Question

Differentiate $$ \cos x^3\cdot\sin^2\left(x^5\right) $$ w.r.t. $$ x $$

Answer

**step1** Understanding the problem

The problem asks us to find the derivative of the function $$y = \cos(x^3) \cdot \sin^2(x^5)$$ with respect to $$x$$. This task requires the application of differentiation rules from calculus.

**step2** Identifying the main rule: Product Rule

The given function $$y$$ is a product of two distinct functions. Let's define them as $$u$$ and $$v$$:
$$u = \cos(x^3)$$
$$v = \sin^2(x^5)$$
When a function is a product of two functions, its derivative is found using the product rule. The product rule states that if $$y = u \cdot v$$, then its derivative with respect to $$x$$ is given by the formula:
$$\frac{dy}{dx} = u'v + uv'$$
where $$u'$$ represents the derivative of $$u$$ with respect to $$x$$, and $$v'$$ represents the derivative of $$v$$ with respect to $$x$$.

**step3** Differentiating the first function, u, using the Chain Rule

Now, we need to find the derivative of $$u = \cos(x^3)$$. This expression involves a function of another function ($$x^3$$ is inside the cosine function), so we must use the chain rule. The chain rule states that if $$f(x) = g(h(x))$$, then its derivative $$f'(x)$$ is $$g'(h(x)) \cdot h'(x)$$.
In this case, let $$g(w) = \cos(w)$$ and $$h(x) = x^3$$.
The derivative of the outer function, $$g(w)$$, with respect to $$w$$ is $$g'(w) = -\sin(w)$$.
The derivative of the inner function, $$h(x)$$, with respect to $$x$$ is $$h'(x) = 3x^2$$ (using the power rule for differentiation).
Applying the chain rule, the derivative of $$u$$ (which is $$u'$$) is:
$$u' = -\sin(x^3) \cdot (3x^2) = -3x^2 \sin(x^3)$$.

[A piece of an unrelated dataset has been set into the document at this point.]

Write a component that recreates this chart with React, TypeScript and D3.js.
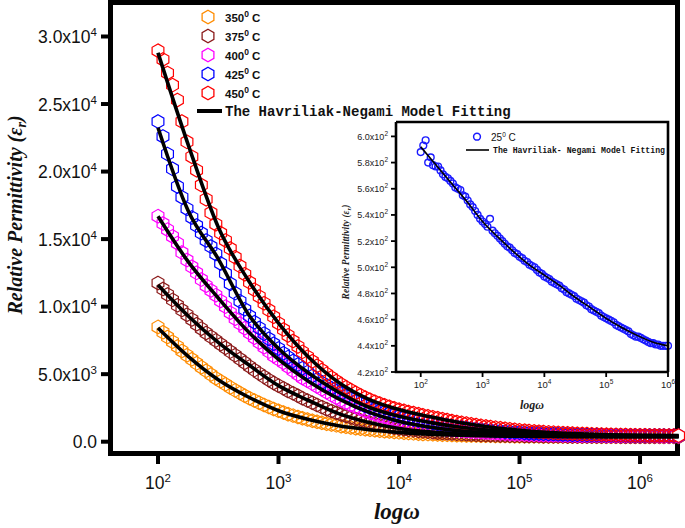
import React from 'react';
import * as d3 from 'd3';

// ---------- data ----------
// measurement frequencies (Hz)
const freqs = [100, 110, 120, 132, 145, 158, 174, 191, 209, 229, 251, 275, 302, 331, 363, 398, 437, 479, 525, 575, 631, 692, 759, 832, 912, 1000,
  1100, 1200, 1320, 1450, 1580, 1740, 1910, 2090, 2290, 2510, 2750, 3020, 3310, 3630, 3980, 4370, 4790, 5250, 5750, 6310, 6920, 7590, 8320, 9120, 10000,
  11000, 12000, 13200, 14500, 15800, 17400, 19100, 20900, 22900, 25100, 27500, 30200, 33100, 36300, 39800, 43700, 47900, 52500, 57500, 63100, 69200, 75900, 83200, 91200, 100000,
  110000, 120000, 132000, 145000, 158000, 174000, 191000, 209000, 229000, 251000, 275000, 302000, 331000, 363000, 398000, 437000, 479000, 525000, 575000, 631000, 692000, 759000, 832000, 912000, 1000000,
  1100000, 1200000, 1320000, 1450000, 1580000, 1740000, 1910000, 2090000];

const eps350 = [8500, 8100, 7750, 7400, 7050, 6720, 6400, 6100, 5800, 5520, 5250, 4970, 4700, 4470, 4250, 4020, 3800, 3600, 3400, 3220, 3050, 2880, 2720, 2570, 2420, 2290,
  2160, 2040, 1930, 1830, 1730, 1640, 1550, 1470, 1400, 1330, 1270, 1210, 1150, 1100, 1050, 1000, 960, 920, 880, 845, 810, 780, 750, 720, 690,
  665, 640, 617, 595, 577, 560, 545, 530, 517, 505, 495, 485, 476, 467, 459, 452, 445, 439, 433, 428, 423, 418, 414, 410, 406,
  403, 400, 397, 394, 392, 390, 388, 386, 384, 382, 381, 379, 378, 376, 375, 374, 373, 372, 371, 370, 369, 368, 367, 366, 366,
  365, 365, 364, 364, 363, 363, 362, 362];
const eps375 = [11750, 11300, 10900, 10500, 10100, 9750, 9400, 9050, 8700, 8370, 8050, 7770, 7500, 7220, 6950, 6670, 6400, 6120, 5850, 5570, 5300, 5050, 4800, 4570, 4350, 4150,
  3950, 3760, 3580, 3400, 3220, 3050, 2880, 2720, 2560, 2410, 2270, 2140, 2010, 1900, 1790, 1680, 1580, 1490, 1400, 1320, 1240, 1170, 1100, 1040, 980,
  930, 880, 840, 800, 765, 730, 700, 670, 645, 620, 600, 580, 562, 545, 530, 515, 502, 490, 480, 470, 461, 452, 445, 438, 432,
  426, 421, 416, 412, 408, 404, 401, 398, 395, 392, 390, 388, 386, 384, 382, 380, 379, 377, 376, 375, 374, 373, 372, 371, 370,
  369, 368, 368, 367, 366, 366, 365, 365];
const eps400 = [16700, 16150, 15700, 15200, 14700, 14000, 13450, 12950, 12500, 12000, 11550, 11200, 10850, 10420, 10000, 9550, 9100, 8750, 8400, 8050, 7700, 7350, 7000, 6670, 6350, 6100,
  5850, 5550, 5250, 4980, 4720, 4510, 4300, 4090, 3880, 3660, 3450, 3260, 3070, 2890, 2720, 2570, 2420, 2280, 2150, 2030, 1920, 1820, 1720, 1620, 1520,
  1440, 1360, 1290, 1220, 1160, 1100, 1050, 1000, 955, 910, 872, 835, 802, 770, 742, 715, 690, 665, 643, 622, 603, 585, 570, 555, 542,
  530, 519, 508, 499, 490, 482, 475, 468, 462, 457, 452, 448, 444, 440, 437, 434, 431, 428, 426, 424, 422, 420, 419, 417, 416,
  414, 413, 412, 411, 410, 409, 408, 407];
const eps425 = [23700, 22600, 21300, 20200, 18900, 18100, 17250, 16600, 16000, 15450, 14900, 14450, 13900, 13200, 12450, 11700, 11000, 10400, 9800, 9300, 8850, 8420, 8000, 7620, 7250, 6900,
  6550, 6260, 5980, 5710, 5440, 5150, 4870, 4610, 4370, 4150, 3950, 3760, 3570, 3370, 3170, 2980, 2810, 2650, 2510, 2400, 2290, 2180, 2080, 1980, 1880,
  1800, 1720, 1645, 1570, 1505, 1440, 1380, 1320, 1265, 1210, 1160, 1110, 1065, 1020, 980, 940, 902, 865, 832, 800, 772, 745, 720, 695, 672,
  650, 632, 615, 600, 585, 572, 560, 550, 540, 531, 522, 515, 508, 502, 496, 491, 486, 482, 478, 474, 471, 468, 465, 462, 460,
  458, 456, 454, 452, 450, 448, 446, 445];
const eps450 = [28950, 28300, 27300, 26400, 25300, 23700, 22200, 21100, 20100, 19000, 17950, 16950, 16100, 15450, 14900, 14300, 13650, 13000, 12400, 11800, 11250, 10750, 10250, 9750, 9250, 8770,
  8300, 7870, 7450, 7050, 6650, 6290, 5950, 5620, 5300, 5020, 4750, 4490, 4250, 4030, 3820, 3620, 3430, 3260, 3100, 2960, 2820, 2700, 2580, 2470, 2370,
  2285, 2200, 2120, 2040, 1960, 1880, 1810, 1740, 1670, 1600, 1525, 1450, 1395, 1340, 1285, 1230, 1180, 1130, 1085, 1040, 1000, 960, 920, 880, 848,
  815, 788, 760, 735, 710, 690, 670, 652, 635, 618, 600, 588, 575, 565, 555, 542, 530, 520, 510, 504, 498, 491, 484, 478, 472,
  469, 466, 463, 460, 457, 455, 452, 450];

const fitFreqs = [100, 178, 316, 562, 1000, 1780, 3160, 5620, 10000, 17800, 31600, 56200, 100000, 178000, 316000, 562000, 1000000, 2090000];
const fit350 = [8420, 6320, 4590, 3310, 2290, 1640, 1180, 890, 690, 555, 480, 432, 406, 390, 379, 371, 366, 362];
const fit375 = [11600, 9310, 7360, 5710, 4150, 3050, 2075, 1420, 980, 725, 570, 480, 432, 404, 387, 376, 370, 365];
const fit400 = [16690, 13330, 10640, 8140, 6100, 4460, 3165, 2185, 1520, 1090, 800, 640, 542, 478, 446, 426, 416, 407];
const fit425 = [23250, 17100, 13540, 9440, 6900, 5080, 3665, 2550, 1880, 1430, 1090, 840, 672, 570, 512, 478, 460, 445];
const fit450 = [28800, 22000, 15900, 11950, 8780, 6250, 4380, 3140, 2380, 1860, 1420, 1090, 850, 685, 580, 512, 472, 450];

const seriesNames = ['350', '375', '400', '425', '450'];
const seriesColors = ['#ff8c00', '#8b1a1a', '#ff00ff', '#0000ff', '#ff0000'];
const seriesData = [eps350, eps375, eps400, eps425, eps450];
const seriesFits = [fit350, fit375, fit400, fit425, fit450];

// inset: 25 °C (values on the first 101 frequencies, 100 Hz – 1 MHz)
const inset25 = [588, 593, 597, 580, 584, 578, 577, 577, 574, 571, 569, 568, 566, 564, 561, 560, 559, 555, 554, 551, 548, 546, 543, 540, 537, 535,
  533, 531, 537, 528, 526, 524, 522, 520, 518, 516, 515, 513, 511, 510, 508, 507, 505, 504, 502, 501, 500, 498, 496, 495, 493,
  492, 491, 489, 488, 487, 486, 484, 483, 481, 480, 479, 478, 476, 475, 474, 473, 471, 470, 468, 467, 466, 465, 463, 462, 461,
  460, 459, 458, 456, 455, 454, 453, 452, 451, 449, 448, 447, 447, 446, 445, 444, 443, 442, 442, 441, 441, 440, 440, 440, 440];
const insetFit = [592, 578, 564, 550, 535, 523, 512, 502, 494, 486, 477, 469, 461, 454, 448, 443, 440];

const xTickExps = [2, 3, 4, 5, 6];
const yTicks = [0, 5000, 10000, 15000, 20000, 25000, 30000];
const yTickMant = ['0.0', '5.0x10', '1.0x10', '1.5x10', '2.0x10', '2.5x10', '3.0x10'];
const yTickExp = ['', '3', '4', '4', '4', '4', '4'];
const insetYTicks = [420, 440, 460, 480, 500, 520, 540, 560, 580, 600];
const insetYMant = ['4.2x10', '4.4x10', '4.6x10', '4.8x10', '5.0x10', '5.2x10', '5.4x10', '5.6x10', '5.8x10', '6.0x10'];

// ---------- layout ----------
const SANS = '"Liberation Sans", Arial, sans-serif';
const SERIF = '"Liberation Serif", "Times New Roman", serif';
const MONO = '"Liberation Mono", "Courier New", monospace';

const x = d3.scaleLog().domain([40.36, 2.046e6]).range([110.5, 677.5]);
const y = d3.scaleLinear().domain([-874, 32517]).range([453.5, 2.5]);
const xi = d3.scaleLog().domain([39.8, 1e6]).range([396, 668]);
const yi = d3.scaleLinear().domain([420, 611]).range([372, 122]);

function hexPath(r: number) {
  const pts = d3.range(6).map((i) => {
    const a = (Math.PI / 3) * i - Math.PI / 2;
    return [r * Math.cos(a), r * Math.sin(a)];
  });
  return 'M' + pts.map((p) => p[0].toFixed(2) + ',' + p[1].toFixed(2)).join('L') + 'Z';
}
const HEX = hexPath(6.8);

export default function App() {
  const line = d3.line<[number, number]>().x((d) => x(d[0])).y((d) => y(d[1])).curve(d3.curveMonotoneX);
  const lineI = d3.line<[number, number]>().x((d) => xi(d[0])).y((d) => yi(d[1])).curve(d3.curveMonotoneX);

  return (
    <svg width={685} height={528} style={{ position: 'absolute', left: 0, top: 0, background: '#fff' }}>
      <rect x={0} y={0} width={685} height={528} fill="#fff" />
      {/* main frame */}
      <rect x={110.5} y={2.5} width={567} height={451} fill="none" stroke="#000" strokeWidth={5} />
      {/* markers */}
      {seriesData.map((vals, si) => (
        <g key={'m' + si}>
          {vals.map((v, i) => (
            <path key={i} d={HEX} transform={`translate(${x(freqs[i])},${y(v)})`}
              fill={i === vals.length - 1 && si === 4 ? '#fff' : 'none'} stroke={seriesColors[si]} strokeWidth={1.2} />
          ))}
        </g>
      ))}
      {/* fit lines */}
      {seriesFits.map((vals, si) => (
        <path key={'f' + si} d={line(vals.map((v, i) => [fitFreqs[i], v]))!} fill="none" stroke="#000" strokeWidth={3.6} />
      ))}

      {yTicks.map((t, i) => (
        <g key={'yt' + i}>
          <line x1={101} x2={110.5} y1={y(t)} y2={y(t)} stroke="#000" strokeWidth={4} />
          <text x={97} y={y(t) + 6.5} textAnchor="end" fontFamily={SANS} fontSize={17.5} fill="#111">
            {yTickMant[i]}
            {yTickExp[i] && <tspan dy={-7} fontSize={11.5}>{yTickExp[i]}</tspan>}
          </text>
        </g>
      ))}
      {xTickExps.map((e) => (
        <g key={'xt' + e}>
          <line x1={x(Math.pow(10, e))} x2={x(Math.pow(10, e))} y1={453.5} y2={464} stroke="#000" strokeWidth={4} />
          <text x={x(Math.pow(10, e))} y={489} textAnchor="middle" fontFamily={SANS} fontSize={17.5} fill="#111">
            10<tspan dy={-7} fontSize={11.5}>{e}</tspan>
          </text>
        </g>
      ))}
      <text transform="translate(22,215) rotate(-90)" textAnchor="middle" fontFamily={SERIF} fontStyle="italic" fontWeight="bold" fontSize={20} fill="#111">
        Relative Permittivity (ε<tspan dy={4} fontSize={14}>r</tspan><tspan dy={-4}>)</tspan>
      </text>
      <text x={397} y={519} textAnchor="middle" fontFamily={SERIF} fontStyle="italic" fontWeight="bold" fontSize={23} fill="#111">
        logω
      </text>

      {/* main legend */}
      {seriesNames.map((n, i) => (
        <g key={'lg' + i} transform={`translate(208,${17 + i * 19})`}>
          <path d={HEX} fill="none" stroke={seriesColors[i]} strokeWidth={1.3} />
          <text x={17} y={4.5} fontFamily={SANS} fontWeight="bold" fontSize={11.5} fill="#111">
            {n}<tspan dy={-5} fontSize={8.5}>0</tspan><tspan dy={5}> C</tspan>
          </text>
        </g>
      ))}
      <line x1={197} x2={222} y1={111} y2={111} stroke="#000" strokeWidth={4} />
      <text x={225} y={115.5} fontFamily={MONO} fontWeight="bold" fontSize={14} fill="#111">The Havriliak-Negami Model Fitting</text>

      {/* inset */}
      <rect x={396} y={122} width={272} height={250} fill="#fff" />
      {inset25.map((v, i) => (
        <circle key={'ic' + i} cx={xi(freqs[i])} cy={yi(v)} r={3.4}
          fill={i === inset25.length - 1 ? '#fff' : 'none'} stroke="#1a1aff" strokeWidth={1.4} />
      ))}
      <path d={lineI(insetFit.map((v, i) => [fitFreqs[i], v]))!} fill="none" stroke="#000" strokeWidth={1.6} />
      <path d="M396,122H668V372" fill="none" stroke="#000" strokeWidth={2.6} />
      <path d="M396,122V372H668" fill="none" stroke="#000" strokeWidth={2.6} />
      {insetYTicks.map((t, i) => (
        <g key={'iyt' + i}>
          <line x1={391} x2={396} y1={yi(t)} y2={yi(t)} stroke="#000" strokeWidth={1.8} />
          <text x={388} y={yi(t) + 3.5} textAnchor="end" fontFamily={SANS} fontSize={9} fill="#222">
            {insetYMant[i]}<tspan dy={-4} fontSize={6.5}>2</tspan>
          </text>
        </g>
      ))}
      {xTickExps.map((e) => (
        <g key={'ixt' + e}>
          <line x1={xi(Math.pow(10, e))} x2={xi(Math.pow(10, e))} y1={372} y2={377} stroke="#000" strokeWidth={1.8} />
          <text x={xi(Math.pow(10, e))} y={388} textAnchor="middle" fontFamily={SANS} fontSize={9.5} fill="#222">
            10<tspan dy={-4} fontSize={6.5}>{e}</tspan>
          </text>
        </g>
      ))}
      <text transform="translate(349,252) rotate(-90)" textAnchor="middle" fontFamily={SERIF} fontStyle="italic" fontWeight="bold" fontSize={9.5} fill="#222">
        Relative Permittivity (ε<tspan dy={2} fontSize={7}>r</tspan><tspan dy={-2}>)</tspan>
      </text>
      <text x={532} y={409} textAnchor="middle" fontFamily={SERIF} fontStyle="italic" fontWeight="bold" fontSize={12} fill="#222">
        logω
      </text>
      <circle cx={477} cy={136.7} r={3.4} fill="none" stroke="#1a1aff" strokeWidth={1.5} />
      <text x={491} y={140.5} fontFamily={SANS} fontSize={10} fill="#111">
        25<tspan dy={-4} fontSize={6.5}>0</tspan><tspan dy={4}> C</tspan>
      </text>
      <line x1={466} x2={489} y1={150} y2={150} stroke="#000" strokeWidth={1.6} />
      <text x={493} y={153} fontFamily={MONO} fontWeight="bold" fontSize={8.2} fill="#111">The Havriliak- Negami Model Fitting</text>
    </svg>
  );
}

**step4** Differentiating the second function, v, using the Chain Rule multiple times

Next, we find the derivative of $$v = \sin^2(x^5)$$. This can be written as $$v = (\sin(x^5))^2$$. This also requires the chain rule, applied in layers.
First, consider the outermost power function: $$(\text{expression})^2$$. Its derivative is $$2 \cdot (\text{expression})^1 \cdot (\text{derivative of expression})$$.
So, $$v' = 2\sin(x^5) \cdot \frac{d}{dx}(\sin(x^5))$$.
Now, we need to find the derivative of the inner function, $$\sin(x^5)$$. This is another application of the chain rule. Let $$k(p) = \sin(p)$$ and $$p(x) = x^5$$.
The derivative of $$k(p)$$ with respect to $$p$$ is $$k'(p) = \cos(p)$$.
The derivative of $$p(x)$$ with respect to $$x$$ is $$p'(x) = 5x^4$$ (using the power rule).
Applying the chain rule for $$\frac{d}{dx}(\sin(x^5))$$, we get:
$$\frac{d}{dx}(\sin(x^5)) = \cos(x^5) \cdot 5x^4 = 5x^4 \cos(x^5)$$.
Now, substitute this back into the expression for $$v'$$:
$$v' = 2\sin(x^5) \cdot (5x^4 \cos(x^5))$$
$$v' = 10x^4 \sin(x^5) \cos(x^5)$$.

**step5** Applying the Product Rule and Final Solution

Finally, we combine the derivatives $$u'$$ and $$v'$$ with the original functions $$u$$ and $$v$$ using the product rule formula: $$\frac{dy}{dx} = u'v + uv'$$.
Substitute the expressions we found:
$$u' = -3x^2 \sin(x^3)$$
$$v = \sin^2(x^5)$$
$$u = \cos(x^3)$$
$$v' = 10x^4 \sin(x^5) \cos(x^5)$$
Plugging these into the product rule formula:
$$\frac{dy}{dx} = (-3x^2 \sin(x^3)) \cdot (\sin^2(x^5)) + (\cos(x^3)) \cdot (10x^4 \sin(x^5) \cos(x^5))$$
This simplifies to:
$$\frac{dy}{dx} = -3x^2 \sin(x^3) \sin^2(x^5) + 10x^4 \cos(x^3) \sin(x^5) \cos(x^5)$$.
This is the derivative of the given function with respect to $$x$$.